Construction in the Midlands dropped by 900 workers to 14,200 in August compared with 15,100 for August 2014, according to a new analysis of federal employment data released by the Associated General Contractors of America.
Both the Charleston and Spartanburg metro markets recorded a 2% decline in construction employment while construction employment was flat in Greenville.
Statewide, construction employment grew 8% in August to 89,800 workers compared with 83,100 for August 2014.
"The fact that fewer than half of metro areas added construction jobs at a time when there were gains in nearly three-fourths of the states suggests that contractors in many more metros would be hiring if they could find qualified workers," said Ken Simonson, the association's chief economist.

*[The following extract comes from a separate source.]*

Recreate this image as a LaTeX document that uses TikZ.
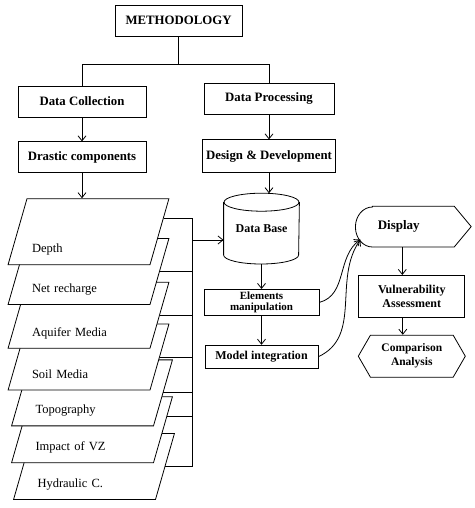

Association officials also noted that the number of metro areas experiencing construction employment declines has begun growing as Congress has failed to pass a long-term surface transportation bill and fears grow about a potential federal shutdown. This uncertainty is hurting demand for contractors who work on federal and federally funded projects. Meanwhile, contractors working in in-demand areas like warehouse construction are having a hard time finding qualified workers, likely contributing to hiring slowdowns, the association said.
"Depending on the type of work they perform, contractors either can't find enough work for their people, or can't hire enough workers for their projects," said Stephen E. Sandherr, the association's chief executive officer. "Congress can help boost construction employment by passing measures to invest in aging infrastructure and supporting new investments in career and technical education programs to train future workers.”